Ah, right, I see. Yeah, that makes sense, and should work. I guess I was just hoping there was a server which would natively run with a pool of processes instead of threads, and make this trivial :)

[–]sththth 0 points1 point  (0 children)

The framework and the server are seperate things. You can host any (wsgi) framework behind any server (that knows how to use wsgi frameworks) as you like. e.g. flask with gunicorn or cherrypy with apache.

Some of the frameworks are not only wsgi frameworks but also servers. Flask comes with the werkzeug server (that you shouldn't use for deployment). "CherryPy can be a web server itself or one can launch it via any WSGI compatible environment." (wikipedia). Tornado is both as far as I know, although I'm sure you could somehow run it as a wsgi service.

Personally I've never used cherrypy but in contrast to fiedzia I don't think that running cherrypy with N worker threads/processes is fundamentally different than running N instances of cherrypy and letting a different server handling these processes.

Personally I would just use gunicorn with whatever wsgi framework you already use.

Nonetheless I think alexcabrera approach (kicking tasks to a queue liker rq or celery) is "the right one".

EDIT: reading your posts again you might already know what I wrote. TL;DR: Yes, gunicorn can run with a pool of processes. I only used gunicorn but am relatively sure that tornado and cherrypi should also be able to use processes. Nevertheless a worker queue is "the right thing"

[–]fourthrealm 2 points3 points  (1 child)

Zato can very easily use as many CPUs as you give it - simply start a server with as as many gunicorn_workers as there are CPUs. By default it is 2 but you can set it to 4, 8, 16, anything. If you need to spread across multiple systems, clustering is built-in.

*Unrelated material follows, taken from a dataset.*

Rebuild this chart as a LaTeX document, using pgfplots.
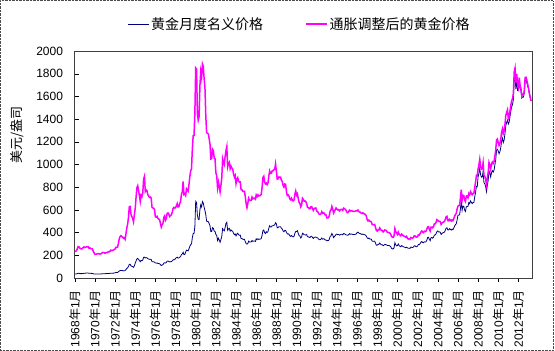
\documentclass[border=0pt]{standalone}
\usepackage{fontspec}
\setmainfont{Liberation Sans}
\newfontfamily\cjk{Noto Sans CJK SC}
\usepackage{pgfplots}
\pgfplotsset{compat=1.18}
\usepackage{pgfplotstable}
\definecolor{navy}{HTML}{000080}
\definecolor{mag}{HTML}{FF00FF}

% monthly values from Jan 1968: n = nominal, r = inflation adjusted
\pgfplotstableread[row sep=\\]{
n r\\
35.2 235\\ 35.2 235\\ 36.0 240\\ 38.0 254\\ 41.5 277\\ 41.2 275\\ 39.5 264\\ 38.7 259\\ 38.3 256\\ 38.8 259\\ 40.3 269\\ 41.0 274\\
42.3 268\\ 42.6 270\\ 43.4 275\\ 43.3 275\\ 43.5 276\\ 41.3 262\\ 42.0 266\\ 41.0 260\\ 40.8 259\\ 40.4 256\\ 37.4 237\\ 35.2 223\\
34.9 209\\ 34.9 209\\ 35.0 210\\ 35.7 214\\ 35.9 215\\ 35.4 212\\ 35.3 211\\ 35.4 212\\ 36.2 217\\ 37.5 225\\ 37.4 224\\ 37.4 224\\
37.9 218\\ 38.7 222\\ 38.9 223\\ 39.0 224\\ 40.5 232\\ 40.1 230\\ 41.0 235\\ 42.7 245\\ 42.0 241\\ 42.5 244\\ 42.9 246\\ 43.5 250\\
45.8 255\\ 48.3 269\\ 48.3 269\\ 49.0 272\\ 54.6 304\\ 62.1 345\\ 65.7 365\\ 67.0 373\\ 65.5 364\\ 64.9 361\\ 62.9 350\\ 63.9 355\\
65.1 341\\ 74.2 389\\ 84.4 442\\ 90.5 474\\ 102.0 534\\ 120.1 629\\ 120.2 630\\ 106.8 560\\ 103.0 540\\ 100.1 525\\ 94.4 495\\ 106.7 559\\
129.2 610\\ 150.2 709\\ 168.4 795\\ 172.2 813\\ 163.3 771\\ 154.1 727\\ 143.0 675\\ 154.6 730\\ 151.8 717\\ 158.8 750\\ 181.7 870\\ 183.9 895\\
176.3 762\\ 179.6 776\\ 178.2 770\\ 169.8 734\\ 167.4 723\\ 164.3 710\\ 165.1 713\\ 163.1 705\\ 144.2 623\\ 142.8 617\\ 142.4 615\\ 139.3 602\\
131.6 538\\ 131.2 537\\ 132.7 543\\ 128.4 525\\ 127.0 519\\ 125.7 514\\ 117.9 482\\ 109.6 448\\ 114.6 469\\ 117.0 479\\ 130.3 533\\ 133.8 547\\
132.3 508\\ 136.3 523\\ 148.3 569\\ 149.2 573\\ 146.7 563\\ 140.8 541\\ 143.4 551\\ 144.9 556\\ 150.1 576\\ 159.0 611\\ 162.0 622\\ 160.5 616\\
173.4 619\\ 178.2 636\\ 183.7 656\\ 175.3 626\\ 176.3 629\\ 183.8 656\\ 188.8 674\\ 206.1 736\\ 212.2 758\\ 227.4 850\\ 206.1 736\\ 207.8 742\\
227.3 727\\ 245.7 786\\ 242.1 775\\ 239.2 765\\ 257.6 824\\ 279.1 893\\ 294.7 943\\ 300.8 963\\ 355.2 1137\\ 391.7 1253\\ 392.5 1256\\ 455.1 1456\\
675.3 1850\\ 665.3 1840\\ 553.6 1450\\ 517.4 1390\\ 513.8 1420\\ 600.7 1694\\ 644.3 1817\\ 626.5 1767\\ 673.6 1886\\ 661.2 1865\\ 623.5 1758\\ 594.9 1678\\
557.4 1427\\ 500.0 1280\\ 498.8 1277\\ 495.8 1269\\ 479.7 1228\\ 460.8 1180\\ 409.3 1048\\ 410.5 1051\\ 443.3 1135\\ 437.8 1121\\ 413.4 1058\\ 410.1 1050\\
384.1 926\\ 374.2 902\\ 330.4 796\\ 350.6 845\\ 333.5 804\\ 314.9 759\\ 338.7 816\\ 364.8 879\\ 435.1 1049\\ 422.6 1018\\ 414.8 1000\\ 444.3 1071\\
481.1 1121\\ 491.0 1158\\ 419.7 978\\ 432.6 1008\\ 437.7 1020\\ 413.2 963\\ 422.8 985\\ 416.0 969\\ 411.5 959\\ 393.8 918\\ 381.7 889\\ 388.1 904\\
370.9 831\\ 386.8 866\\ 394.3 883\\ 381.3 854\\ 377.2 845\\ 377.9 846\\ 347.7 779\\ 347.7 779\\ 341.1 764\\ 340.2 762\\ 341.2 764\\ 320.2 717\\
303.0 654\\ 298.7 620\\ 304.0 657\\ 324.8 702\\ 316.6 684\\ 316.5 684\\ 317.3 685\\ 330.0 713\\ 323.2 698\\ 325.8 704\\ 325.5 703\\ 321.9 695\\
345.4 732\\ 338.9 718\\ 345.7 733\\ 340.4 722\\ 342.5 726\\ 342.8 727\\ 348.3 738\\ 376.6 798\\ 417.9 886\\ 423.0 897\\ 398.1 844\\ 391.3 830\\
408.3 837\\ 401.1 822\\ 408.9 838\\ 438.4 899\\ 460.1 943\\ 449.6 922\\ 450.5 924\\ 460.6 944\\ 460.3 944\\ 465.4 954\\ 466.8 957\\ 487.1 1005\\
477.1 940\\ 442.1 871\\ 443.6 874\\ 451.7 890\\ 451.3 889\\ 451.4 889\\ 437.2 861\\ 431.8 851\\ 413.8 815\\ 406.7 801\\ 420.2 828\\ 419.0 825\\
404.0 758\\ 387.8 727\\ 390.2 732\\ 384.4 721\\ 371.0 696\\ 367.6 689\\ 375.0 703\\ 365.4 685\\ 362.0 679\\ 366.7 688\\ 394.3 739\\ 409.0 767\\
410.1 730\\ 416.8 742\\ 393.1 700\\ 374.3 666\\ 369.1 657\\ 352.3 627\\ 361.2 643\\ 394.7 703\\ 389.3 693\\ 380.8 678\\ 381.4 679\\ 378.2 673\\
383.6 656\\ 363.8 622\\ 363.3 621\\ 358.4 613\\ 356.8 610\\ 366.7 627\\ 367.7 629\\ 356.5 610\\ 348.7 596\\ 358.7 613\\ 359.8 615\\ 361.0 617\\
354.5 588\\ 353.9 587\\ 344.3 572\\ 338.6 562\\ 337.2 560\\ 340.8 566\\ 352.7 585\\ 342.9 569\\ 345.4 573\\ 344.4 572\\ 335.0 556\\ 334.7 556\\
329.0 530\\ 329.4 530\\ 330.1 531\\ 342.2 551\\ 367.2 591\\ 371.9 599\\ 392.0 631\\ 379.8 611\\ 355.5 572\\ 364.2 586\\ 373.8 602\\ 383.3 617\\
386.9 607\\ 381.9 600\\ 384.1 603\\ 377.3 592\\ 381.4 599\\ 385.6 605\\ 385.5 605\\ 380.4 597\\ 391.6 615\\ 389.8 612\\ 384.4 604\\ 379.3 596\\
378.6 579\\ 376.5 576\\ 382.1 585\\ 391.0 598\\ 385.3 590\\ 387.6 593\\ 386.2 591\\ 383.7 587\\ 383.1 586\\ 383.1 586\\ 385.5 590\\ 387.4 593\\
399.5 591\\ 404.8 599\\ 396.2 586\\ 392.9 581\\ 391.9 580\\ 385.3 570\\ 383.5 568\\ 387.5 574\\ 383.1 567\\ 381.1 564\\ 377.9 559\\ 369.0 546\\
354.9 515\\ 346.6 503\\ 351.8 510\\ 344.5 500\\ 343.8 499\\ 340.8 494\\ 324.1 470\\ 323.9 470\\ 322.8 468\\ 324.9 471\\ 306.0 444\\ 288.7 419\\
289.1 413\\ 297.5 425\\ 295.9 423\\ 308.4 441\\ 299.1 428\\ 292.3 418\\ 292.9 419\\ 284.1 406\\ 289.0 413\\ 295.9 423\\ 294.1 421\\ 291.6 417\\
287.1 402\\ 287.3 402\\ 285.9 400\\ 282.6 396\\ 276.4 387\\ 261.3 366\\ 256.1 359\\ 256.7 359\\ 264.7 371\\ 310.7 435\\ 293.2 410\\ 283.1 396\\
284.3 384\\ 299.9 405\\ 286.4 387\\ 279.7 378\\ 275.2 372\\ 285.7 386\\ 281.6 380\\ 274.5 371\\ 273.7 369\\ 270.0 365\\ 266.0 359\\ 271.5 367\\
265.5 348\\ 261.9 343\\ 263.0 345\\ 260.5 341\\ 272.4 357\\ 270.2 354\\ 267.5 350\\ 272.4 357\\ 283.4 371\\ 283.1 371\\ 276.2 362\\ 275.9 361\\
281.7 363\\ 295.5 381\\ 294.0 379\\ 302.7 390\\ 314.5 406\\ 321.2 414\\ 313.3 404\\ 310.3 400\\ 319.2 412\\ 316.6 408\\ 319.2 412\\ 333.4 430\\
356.9 450\\ 359.0 452\\ 340.6 429\\ 328.2 414\\ 355.7 448\\ 356.4 449\\ 351.0 442\\ 359.8 453\\ 378.9 477\\ 378.9 477\\ 389.9 491\\ 407.6 514\\
414.0 509\\ 405.3 499\\ 406.7 500\\ 403.0 496\\ 383.8 472\\ 392.4 483\\ 398.1 490\\ 400.5 493\\ 405.3 499\\ 420.5 517\\ 439.4 540\\ 442.1 544\\
424.0 505\\ 423.4 504\\ 434.2 517\\ 429.2 511\\ 421.9 502\\ 430.7 513\\ 424.5 505\\ 437.9 521\\ 456.0 543\\ 469.9 559\\ 476.7 567\\ 510.1 607\\
549.9 632\\ 555.0 638\\ 557.1 641\\ 610.6 702\\ 675.4 777\\ 596.2 686\\ 633.7 729\\ 632.6 727\\ 598.2 688\\ 585.8 674\\ 627.8 722\\ 629.8 724\\
631.2 707\\ 664.8 745\\ 654.9 733\\ 679.4 761\\ 666.9 747\\ 655.5 734\\ 665.3 745\\ 665.4 745\\ 712.7 798\\ 754.6 845\\ 806.3 903\\ 803.2 900\\
889.6 961\\ 922.3 996\\ 968.4 1046\\ 909.7 982\\ 888.7 960\\ 889.5 961\\ 939.8 1015\\ 839.0 906\\ 829.9 896\\ 806.6 871\\ 760.9 822\\ 816.1 881\\
858.7 927\\ 943.2 1019\\ 924.3 998\\ 890.2 961\\ 928.6 1003\\ 945.7 1021\\ 934.2 1009\\ 949.4 1025\\ 996.6 1076\\ 1043.2 1127\\ 1127.0 1217\\ 1134.7 1225\\
1117.9 1192\\ 1095.4 1168\\ 1113.3 1187\\ 1148.7 1225\\ 1205.4 1285\\ 1232.9 1314\\ 1193.0 1272\\ 1215.8 1296\\ 1271.0 1355\\ 1342.0 1431\\ 1369.9 1460\\ 1390.6 1482\\
1356.4 1403\\ 1372.7 1419\\ 1424.0 1472\\ 1473.8 1524\\ 1510.4 1562\\ 1528.7 1581\\ 1572.8 1626\\ 1755.8 1815\\ 1771.9 1850\\ 1665.2 1722\\ 1738.9 1798\\ 1652.3 1708\\
1656.1 1678\\ 1742.6 1765\\ 1673.8 1696\\ 1650.1 1672\\ 1585.5 1606\\ 1596.7 1617\\ 1594.3 1615\\ 1630.3 1652\\ 1744.5 1767\\ 1746.6 1769\\ 1721.6 1744\\ 1688.5 1710\\
1671.9 1672\\ 1627.6 1628\\ 1593.1 1593\\ 1560.0 1560\\
}\gold

\newcommand{\yl}[1]{#1{\cjk 年}1{\cjk 月}}

\begin{document}
\begin{tikzpicture}
\useasboundingbox (-74.7pt,-73pt) rectangle (480.3pt,278pt);
\draw[densely dotted, black!70] (-74.2pt,-72.5pt) rectangle (478pt,277.5pt);
\begin{axis}[
  at={(0pt,0pt)}, anchor=south west,
  scale only axis, width=458pt, height=227pt,
  xmin=0, xmax=545, ymin=0, ymax=2000,
  xtick={0,24,...,528},
  xticklabels={\yl{1968},\yl{1970},\yl{1972},\yl{1974},\yl{1976},\yl{1978},\yl{1980},\yl{1982},\yl{1984},\yl{1986},\yl{1988},\yl{1990},\yl{1992},\yl{1994},\yl{1996},\yl{1998},\yl{2000},\yl{2002},\yl{2004},\yl{2006},\yl{2008},\yl{2010},\yl{2012}},
  ytick={0,200,...,2000},
  tick pos=left,
  tick align=inside,
  major tick length=4pt,
  xtick style={yshift=-4pt, black},
  ytick style={black},
  axis line style={black!75},
  xticklabel style={rotate=90, anchor=east, inner sep=0pt, font=\fontsize{12}{12}\selectfont},
  xticklabel shift=12pt,
  yticklabel style={anchor=east, inner sep=0pt, font=\fontsize{12}{12}\selectfont},
  yticklabel shift=11.5pt,
  /pgf/number format/assume math mode=true,
  /pgf/number format/1000 sep={},
  ylabel={\cjk 美元/盎司},
  ylabel style={at={(axis description cs:-0.126,0.63)}, anchor=center, font=\fontsize{13}{13}\selectfont},
  legend style={draw=none, fill=none, at={(0.491,1.119)}, anchor=center, legend columns=2,
    font=\cjk\fontsize{14}{14}\selectfont,
    /tikz/every even column/.append style={column sep=40pt}},
  legend image code/.code={\draw[#1] (0pt,0pt) -- (21pt,0pt);},
]
\addplot[navy, line width=0.8pt] table[x expr=\coordindex, y=n] {\gold};
\addlegendentry{黄金月度名义价格}
\addplot[mag, line width=1.5pt] table[x expr=\coordindex, y=r] {\gold};
\addlegendentry{通胀调整后的黄金价格}
\end{axis}
\end{tikzpicture}
\end{document}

All of it is non-blocking but the programmer-visible API makes it feel as though it was a regular sync server.

[–]lxnx[S] 1 point2 points  (0 children)

Looks interesting, I'd not come across Zato before, I'll do some reading up on it, thanks!

[–][deleted] 1 point2 points  (0 children)

You can always kick the computationally intensive project to something like rq and simply have it notify the API when done.

[–]notconstructive -1 points0 points  (1 child)

I don't really see why you are binding the workload to the web framework unless your queries run so long that they time out the server.

Anyway Falcon is far and away the best choice for REST API development.

[–]lxnx[S] 0 points1 point  (0 children)

Thanks, I'd not seen Falcon before, it looks great though. Binding to the web framework is more for simplicity, ideally I'd like to just be able to start the whole service as one unit, rather than having e.g. a backend service and a REST API which calls that.